Quand on dit Verlaine, on dit aussi Rimbaud. Cette rencontre avec Rimbaud, cette liaison avec Rimbaud, a-t-elle joué vraiment un rôle si important dans sa vie?
«Je crois que cette rencontre a été très importante pour Verlaine. Elle a été même catastrophique puisqu’il a quitté sa femme, il a tiré sur Rimbaud, il s’est retrouvé en prison. Mais pendant quelques années, Verlaine est sorti de la petite vie qu’il menait à Paris, une vie d’employé à la Mairie de Paris, et il est allée sur les routes. Je crois que c’était son destin, c’était quelqu’un qui devait marcher sur les routes. Donc en rencontrant Rimbaud il a rencontré son destin, ce qu’il devait faire, ce qu’il devait être. Est-ce que Rimbaud a influencé Verlaine ou Verlaine Rimbaud ? Je pense que c’est Verlaine qui a influencé Rimbaud. Je crois même qu’il existe quelque part un texte d’un ami de Verlaine qui s’appelait Ernest Delahaye et qui dit qu’un jour Verlaine a demandé à Rimbaud pourquoi il était avec lui. Et Rimbaud lui a répondu : ‘Moi, je sais ce qu’il faut écrire, et toi, tu sais comment il faut l’écrire.’
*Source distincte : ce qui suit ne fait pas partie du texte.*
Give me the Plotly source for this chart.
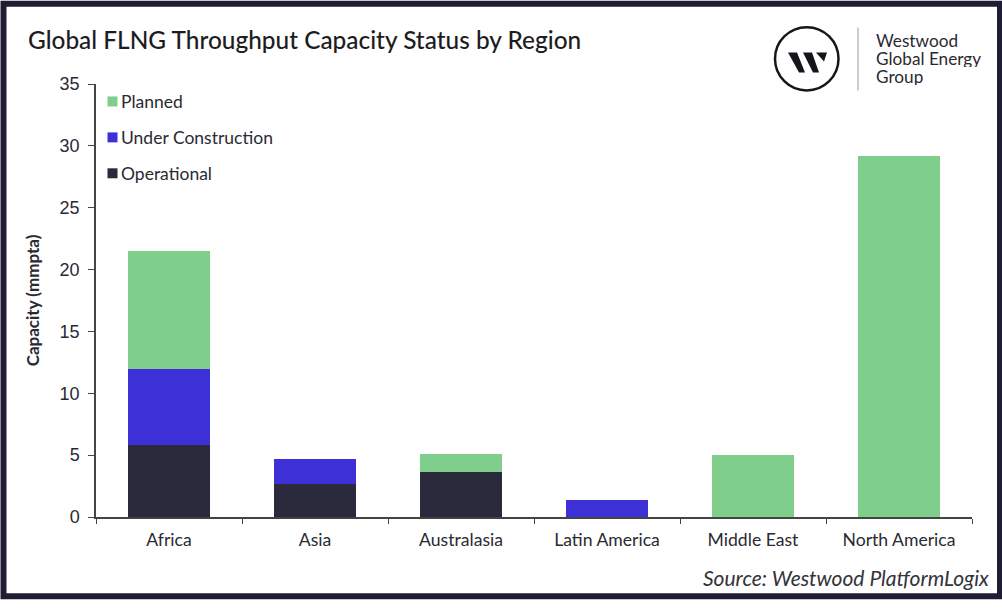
import plotly.graph_objects as go

categories = ["Africa", "Asia", "Australasia", "Latin America", "Middle East", "North America"]
operational = [5.8, 2.7, 3.6, 0, 0, 0]
under_construction = [6.2, 2.0, 0, 1.4, 0, 0]
planned = [9.5, 0, 1.5, 0, 5.0, 29.2]
y_ticks = [0, 5, 10, 15, 20, 25, 30, 35]
series_names = ["Operational", "Under Construction", "Planned"]
series_colors = ["#2b2a3c", "#3d30d6", "#7fce8b"]

W, H = 1002, 610
L, R, T, B = 96, 972, 83.5, 517.5
px = lambda x: (x - L) / (R - L)
py = lambda y: (B - y) / (B - T)

FONT = "Lato, 'Open Sans', sans-serif"
INK = "#2a2a33"

fig = go.Figure()
for name, vals, col in zip(series_names, [operational, under_construction, planned], series_colors):
    fig.add_bar(x=categories, y=vals, name=name, marker=dict(color=col, line=dict(width=0)))


def path(points):
    return "M" + " L".join(f"{px(a):.5f},{py(b):.5f}" for a, b in points) + " Z"


shapes = [
    dict(type="rect", xref="paper", yref="paper", layer="above",
         x0=px(3.5), x1=px(1000), y0=py(3), y1=py(597),
         line=dict(color="#1f1d33", width=6), fillcolor="rgba(0,0,0,0)"),
    dict(type="circle", xref="paper", yref="paper",
         x0=px(775), x1=px(838.5), y0=py(26.5), y1=py(90),
         line=dict(color="#15151c", width=2.5)),
    dict(type="line", xref="paper", yref="paper",
         x0=px(858), x1=px(858), y0=py(27), y1=py(90),
         line=dict(color="#9a9a9a", width=1)),
]
for pts in [[(788, 52), (797, 52), (805, 72), (799, 72)],
            [(803, 52), (812, 52), (819, 72), (813, 72)],
            [(816, 52), (827, 52), (824, 61)]]:
    shapes.append(dict(type="path", xref="paper", yref="paper", path=path(pts),
                       fillcolor="#15151c", line=dict(width=0)))

annotations = [
    dict(text="Global FLNG Throughput Capacity Status by Region", x=px(26), y=py(39),
         xanchor="left", yanchor="middle", font=dict(size=24.4, weight=500, color="#1c1c22", family=FONT)),
    dict(text="<i>Source: Westwood PlatformLogix</i>", x=px(990.5), y=py(578),
         xanchor="right", yanchor="middle", font=dict(size=21, color="#33333a", family=FONT)),
]
for line, yy in zip(["Westwood", "Global Energy", "Group"], [39.5, 57.5, 75.5]):
    annotations.append(dict(text=line, x=px(874), y=py(yy), xanchor="left", yanchor="middle", height=17,
                            font=dict(size=17.2, color="#2a2a30", family=FONT)))

# legend, drawn to the reference's tight swatch-to-label spacing
for name, col, yy in zip(series_names, series_colors, [173, 137, 101]):
    shapes.append(dict(type="rect", xref="paper", yref="paper", x0=px(107.5), x1=px(117.5),
                       y0=py(yy - 5), y1=py(yy + 5), fillcolor=col, line=dict(width=0)))
    annotations.append(dict(text=name, x=px(119), y=py(yy), xanchor="left", yanchor="middle",
                            font=dict(size=17.5, color=INK, family=FONT)))

for a in annotations:
    a.update(xref="paper", yref="paper", showarrow=False)

fig.update_layout(
    width=W, height=H, barmode="stack", bargap=0.44, showlegend=False,
    margin=dict(l=L, r=W - R, t=T, b=H - B, autoexpand=False),
    paper_bgcolor="white", plot_bgcolor="white",
    font=dict(family=FONT, color=INK, size=16),
    shapes=shapes, annotations=annotations,
    xaxis=dict(type="category", categoryorder="array", categoryarray=categories, tickson="boundaries",
               ticks="outside", ticklen=5, tickcolor="#444", showline=True, linecolor="#444", linewidth=1.5,
               showgrid=False, zeroline=False, ticklabelstandoff=6,
               tickfont=dict(size=17.6, family=FONT, color=INK)),
    yaxis=dict(range=[0, 35], tickvals=y_ticks, ticks="outside", ticklen=6, tickcolor="#444",
               showline=True, linecolor="#444", linewidth=1.5, showgrid=False, zeroline=False,
               ticklabelstandoff=5, tickfont=dict(size=18, family="'Liberation Sans', Arial, sans-serif", color=INK),
               title=dict(text="<b>Capacity (mmpta)</b>", standoff=16, font=dict(size=17, family=FONT, color=INK))),
)
fig.write_html("out.html", config=dict(displayModeBar=False),
               post_script="document.body.style.margin='0';")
Donc la différence entre Rimbaud et Verlaine c’est que Rimbaud est un visionnaire. Ayant beaucoup lu, il a le sens d’une vie qui est courte, il a une sorte de génie de précocité. Il doit tout dire tout de suite et sait ce qu’il doit dire, comme Mozart qui savait se qu’il devait écrire, tandis que Verlaine est plus l’homme du ‘comment écrire les choses’. D’ailleurs vous savez, on a peu de manuscrits de poèmes de Rimbaud, on a beaucoup de manuscrits de poèmes de Rimbaud écrits de mémoire par Verlaine vingt ans après. Donc dans quelle mesure les poèmes de Rimbaud ne sont-ils pas récrits par Verlaine? Je crois que cela a été une rencontre très importante mais très brève puisqu’elle a duré un peu plus d’un an. Je crois qu’elle les a marqué tous les deux. Je crois que Rimbaud a fait ce qu’il avait envie de faire. C’était un cancre, une espèce de voyou - même si j’aime Rimbaud. Et Verlaine était un lâche, un grand garçon, un grand gamin, un grand enfant, pas vraiment un homme. Et il a suivi l’autre qui était la mauvaise voie. »
Nous sommes au début du XXIe siècle. Lit-on Verlaine encore aujourd’hui ? Et pourquoi faut-il lire Verlaine ?
«Si l’on le lit encore? Je pense qu’on le lit beaucoup. Même si Verlaine n’a pas une grande place à l’Université parce que Verlaine est impalpable. C’est très difficile de parler de Verlaine à l’Université. (…) Je pense que Rimbaud c’est James Dean de la poésie. C’est fulgurant et puis c’est fini. Tandis que Verlaine c’est quelqu’un qui a quand même écrit de bons poèmes pendant très, longtemps. Il a tenu malgré tout. Je pense qu’il a le génie lent. Donc il est toujours lu.
Pourquoi devrait-on le lire aujourd’hui ? Il a le génie de la grâce, il a quelque chose de tellement important pour les gens. Quand il dit ces choses simples : ‘Le ciel est par-dessus les toits, si bleu, si calme…’, ces mots sont les mots de tous les jours, les mots les plus simples et il réussit à leur donner une musicalité qui fait du bien au cœur. Et vous savez, dans une société comme la nôtre, une société où seul l’argent est important, la vie de Verlaine et son oeuvre apportent ce qu’on appelle le petit supplément d’âme dont tous les êtres humains ont besoin.»